= Source code of charts =

##########

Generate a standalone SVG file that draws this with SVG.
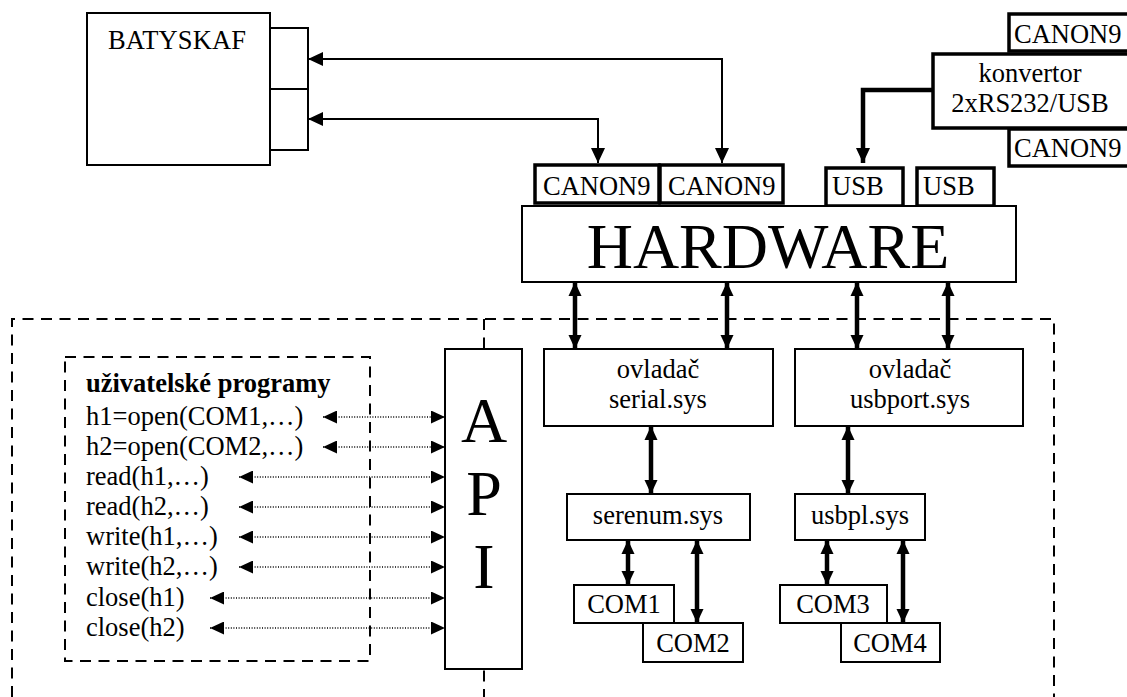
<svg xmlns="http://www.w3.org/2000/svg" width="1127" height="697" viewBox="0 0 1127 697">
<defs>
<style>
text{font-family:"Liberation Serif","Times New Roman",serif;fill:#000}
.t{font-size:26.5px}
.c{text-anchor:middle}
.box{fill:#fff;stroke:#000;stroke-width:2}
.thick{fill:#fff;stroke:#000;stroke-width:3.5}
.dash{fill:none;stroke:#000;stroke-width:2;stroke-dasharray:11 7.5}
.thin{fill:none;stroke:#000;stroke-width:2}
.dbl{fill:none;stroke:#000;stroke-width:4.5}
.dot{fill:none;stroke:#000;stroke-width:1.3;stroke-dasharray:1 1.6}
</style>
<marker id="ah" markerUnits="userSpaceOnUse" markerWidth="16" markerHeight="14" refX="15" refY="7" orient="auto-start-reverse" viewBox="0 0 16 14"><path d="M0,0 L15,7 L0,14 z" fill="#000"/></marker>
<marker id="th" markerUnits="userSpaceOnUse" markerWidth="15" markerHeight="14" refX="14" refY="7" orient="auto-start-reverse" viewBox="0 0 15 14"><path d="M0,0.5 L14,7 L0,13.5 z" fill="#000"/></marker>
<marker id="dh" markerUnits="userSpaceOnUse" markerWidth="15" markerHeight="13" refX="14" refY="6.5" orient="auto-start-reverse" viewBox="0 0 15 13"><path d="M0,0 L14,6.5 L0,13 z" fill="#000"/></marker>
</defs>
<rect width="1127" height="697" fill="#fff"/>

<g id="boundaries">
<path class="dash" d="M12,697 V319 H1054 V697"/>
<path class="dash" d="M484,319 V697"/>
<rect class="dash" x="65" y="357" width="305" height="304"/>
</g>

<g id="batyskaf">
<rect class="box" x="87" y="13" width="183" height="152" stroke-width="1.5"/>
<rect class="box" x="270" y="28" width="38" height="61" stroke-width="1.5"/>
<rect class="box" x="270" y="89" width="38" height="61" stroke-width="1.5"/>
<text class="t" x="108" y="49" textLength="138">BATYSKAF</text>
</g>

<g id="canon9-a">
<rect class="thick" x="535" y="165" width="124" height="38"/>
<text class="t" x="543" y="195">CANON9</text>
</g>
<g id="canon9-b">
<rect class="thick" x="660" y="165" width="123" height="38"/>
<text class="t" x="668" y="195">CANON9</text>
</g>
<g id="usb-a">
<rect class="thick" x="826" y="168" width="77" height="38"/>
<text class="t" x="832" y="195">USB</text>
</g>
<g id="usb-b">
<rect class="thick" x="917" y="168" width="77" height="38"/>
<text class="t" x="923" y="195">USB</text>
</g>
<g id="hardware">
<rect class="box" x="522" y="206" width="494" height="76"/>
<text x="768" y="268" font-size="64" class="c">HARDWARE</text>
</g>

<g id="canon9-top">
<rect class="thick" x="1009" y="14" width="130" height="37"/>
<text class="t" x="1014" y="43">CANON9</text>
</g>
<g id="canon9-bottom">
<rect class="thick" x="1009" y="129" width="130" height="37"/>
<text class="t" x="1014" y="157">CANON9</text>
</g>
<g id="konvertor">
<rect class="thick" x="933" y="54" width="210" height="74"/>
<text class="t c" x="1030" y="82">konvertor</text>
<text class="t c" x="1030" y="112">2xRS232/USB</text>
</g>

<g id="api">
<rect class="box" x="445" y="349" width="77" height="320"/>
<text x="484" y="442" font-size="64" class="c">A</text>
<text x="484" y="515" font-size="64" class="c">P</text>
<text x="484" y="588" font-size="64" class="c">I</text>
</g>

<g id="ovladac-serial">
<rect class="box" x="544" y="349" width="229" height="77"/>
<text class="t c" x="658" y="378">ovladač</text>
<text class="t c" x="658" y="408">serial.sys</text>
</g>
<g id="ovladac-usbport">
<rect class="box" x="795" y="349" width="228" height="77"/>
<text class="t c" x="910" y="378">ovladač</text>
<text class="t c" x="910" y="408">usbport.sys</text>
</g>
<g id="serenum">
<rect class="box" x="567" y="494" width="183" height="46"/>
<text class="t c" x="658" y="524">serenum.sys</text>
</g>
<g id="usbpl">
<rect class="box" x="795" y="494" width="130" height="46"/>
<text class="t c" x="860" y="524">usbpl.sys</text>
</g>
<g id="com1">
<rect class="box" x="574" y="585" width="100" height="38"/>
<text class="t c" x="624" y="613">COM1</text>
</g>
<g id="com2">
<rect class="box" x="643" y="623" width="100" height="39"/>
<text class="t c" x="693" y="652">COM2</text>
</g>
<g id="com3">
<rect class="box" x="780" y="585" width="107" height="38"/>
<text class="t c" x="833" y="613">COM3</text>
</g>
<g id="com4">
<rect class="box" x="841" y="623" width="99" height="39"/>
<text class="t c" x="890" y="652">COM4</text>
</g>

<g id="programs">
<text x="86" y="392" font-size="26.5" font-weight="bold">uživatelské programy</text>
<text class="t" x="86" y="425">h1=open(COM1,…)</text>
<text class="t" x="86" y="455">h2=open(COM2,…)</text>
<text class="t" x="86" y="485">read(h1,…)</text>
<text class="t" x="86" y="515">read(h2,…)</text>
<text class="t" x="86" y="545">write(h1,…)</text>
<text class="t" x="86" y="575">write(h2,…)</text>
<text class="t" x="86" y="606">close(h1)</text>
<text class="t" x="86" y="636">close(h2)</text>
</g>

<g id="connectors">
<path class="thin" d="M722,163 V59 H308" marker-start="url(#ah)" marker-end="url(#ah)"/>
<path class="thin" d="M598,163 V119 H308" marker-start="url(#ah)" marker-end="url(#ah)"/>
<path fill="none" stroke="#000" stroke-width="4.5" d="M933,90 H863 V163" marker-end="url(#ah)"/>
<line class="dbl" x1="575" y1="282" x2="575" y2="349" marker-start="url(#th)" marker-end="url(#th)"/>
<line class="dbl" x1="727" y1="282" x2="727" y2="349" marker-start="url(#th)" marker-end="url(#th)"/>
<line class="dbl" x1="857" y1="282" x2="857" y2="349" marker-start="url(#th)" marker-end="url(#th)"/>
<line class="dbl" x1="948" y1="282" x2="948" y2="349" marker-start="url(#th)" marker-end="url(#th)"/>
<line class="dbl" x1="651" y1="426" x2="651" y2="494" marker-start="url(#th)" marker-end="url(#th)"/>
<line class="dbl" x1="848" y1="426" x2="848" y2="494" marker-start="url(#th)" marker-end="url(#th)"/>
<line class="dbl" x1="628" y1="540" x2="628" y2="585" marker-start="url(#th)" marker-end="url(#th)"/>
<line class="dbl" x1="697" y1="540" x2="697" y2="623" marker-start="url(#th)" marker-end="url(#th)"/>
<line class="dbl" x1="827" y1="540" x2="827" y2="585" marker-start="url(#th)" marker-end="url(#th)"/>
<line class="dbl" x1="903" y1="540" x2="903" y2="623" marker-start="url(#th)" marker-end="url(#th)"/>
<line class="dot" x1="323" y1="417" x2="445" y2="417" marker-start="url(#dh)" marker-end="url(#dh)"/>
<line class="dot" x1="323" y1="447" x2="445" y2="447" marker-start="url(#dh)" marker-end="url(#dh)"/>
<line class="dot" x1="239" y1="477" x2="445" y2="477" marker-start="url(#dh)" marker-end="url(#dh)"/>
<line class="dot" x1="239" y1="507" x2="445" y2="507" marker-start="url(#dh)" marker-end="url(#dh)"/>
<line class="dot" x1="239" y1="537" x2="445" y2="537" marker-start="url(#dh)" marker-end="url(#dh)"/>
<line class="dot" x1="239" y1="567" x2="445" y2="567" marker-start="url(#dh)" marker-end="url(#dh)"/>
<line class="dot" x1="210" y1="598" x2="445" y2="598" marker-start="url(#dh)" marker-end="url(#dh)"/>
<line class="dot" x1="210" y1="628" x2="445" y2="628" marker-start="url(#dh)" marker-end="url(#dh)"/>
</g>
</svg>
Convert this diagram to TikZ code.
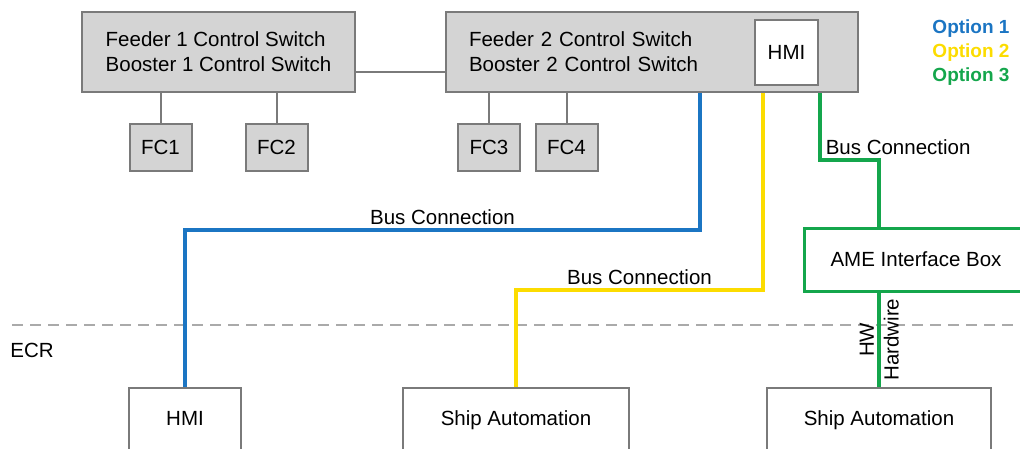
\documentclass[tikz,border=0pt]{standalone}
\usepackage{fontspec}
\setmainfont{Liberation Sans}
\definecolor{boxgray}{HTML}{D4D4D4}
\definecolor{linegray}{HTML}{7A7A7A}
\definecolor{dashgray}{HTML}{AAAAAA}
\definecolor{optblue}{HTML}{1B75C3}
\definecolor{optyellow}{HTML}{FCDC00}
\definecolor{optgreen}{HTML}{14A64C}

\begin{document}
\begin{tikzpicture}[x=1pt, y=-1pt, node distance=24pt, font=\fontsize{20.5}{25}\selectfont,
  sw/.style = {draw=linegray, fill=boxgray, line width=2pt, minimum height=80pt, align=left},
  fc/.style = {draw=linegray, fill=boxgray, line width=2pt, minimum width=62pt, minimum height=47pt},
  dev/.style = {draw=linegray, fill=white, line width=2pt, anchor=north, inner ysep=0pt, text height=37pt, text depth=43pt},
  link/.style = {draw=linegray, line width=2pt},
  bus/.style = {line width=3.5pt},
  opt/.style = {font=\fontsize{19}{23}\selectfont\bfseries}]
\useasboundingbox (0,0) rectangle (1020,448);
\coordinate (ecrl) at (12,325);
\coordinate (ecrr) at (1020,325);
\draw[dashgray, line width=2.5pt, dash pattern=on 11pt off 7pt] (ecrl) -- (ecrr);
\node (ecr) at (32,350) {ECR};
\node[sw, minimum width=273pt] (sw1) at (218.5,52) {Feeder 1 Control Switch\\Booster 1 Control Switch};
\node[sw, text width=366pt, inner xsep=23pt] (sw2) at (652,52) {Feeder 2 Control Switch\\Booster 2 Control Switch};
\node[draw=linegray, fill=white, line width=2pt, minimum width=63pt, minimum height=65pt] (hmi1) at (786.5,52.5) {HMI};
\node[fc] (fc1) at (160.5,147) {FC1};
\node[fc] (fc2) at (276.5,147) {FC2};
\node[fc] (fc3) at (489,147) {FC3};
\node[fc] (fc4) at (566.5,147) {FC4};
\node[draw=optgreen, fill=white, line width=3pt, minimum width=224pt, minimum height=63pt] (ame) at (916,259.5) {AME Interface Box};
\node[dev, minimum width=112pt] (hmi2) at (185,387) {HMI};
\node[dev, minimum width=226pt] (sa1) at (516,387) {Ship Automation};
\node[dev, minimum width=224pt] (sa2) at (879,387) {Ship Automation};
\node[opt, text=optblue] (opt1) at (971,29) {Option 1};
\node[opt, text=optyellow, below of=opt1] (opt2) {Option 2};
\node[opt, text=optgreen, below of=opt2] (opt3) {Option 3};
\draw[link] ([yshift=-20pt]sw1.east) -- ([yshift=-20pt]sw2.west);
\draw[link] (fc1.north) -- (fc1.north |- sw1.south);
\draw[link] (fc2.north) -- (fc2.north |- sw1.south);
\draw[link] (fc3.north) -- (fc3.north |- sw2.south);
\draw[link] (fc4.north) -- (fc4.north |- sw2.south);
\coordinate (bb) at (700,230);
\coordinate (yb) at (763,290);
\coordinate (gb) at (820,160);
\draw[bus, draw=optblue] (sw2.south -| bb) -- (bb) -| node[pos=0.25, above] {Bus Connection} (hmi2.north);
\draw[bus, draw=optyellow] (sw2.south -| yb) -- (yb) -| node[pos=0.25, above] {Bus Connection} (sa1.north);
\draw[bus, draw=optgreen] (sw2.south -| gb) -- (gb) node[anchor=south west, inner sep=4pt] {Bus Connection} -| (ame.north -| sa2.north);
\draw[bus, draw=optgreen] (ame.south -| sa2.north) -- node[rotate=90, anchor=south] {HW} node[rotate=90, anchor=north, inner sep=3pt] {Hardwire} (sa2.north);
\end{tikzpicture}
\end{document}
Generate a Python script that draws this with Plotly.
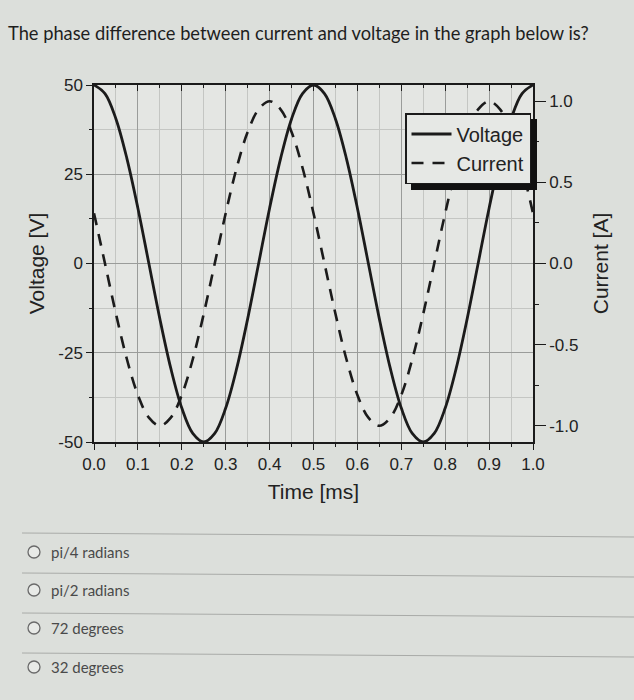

##########

= TASK =
Gather each line of the listing containing the word "with" and show it.

= RESULT =
Generate a standalone SVG file that draws this with SVG.
Generate a Python script that draws this with Plotly.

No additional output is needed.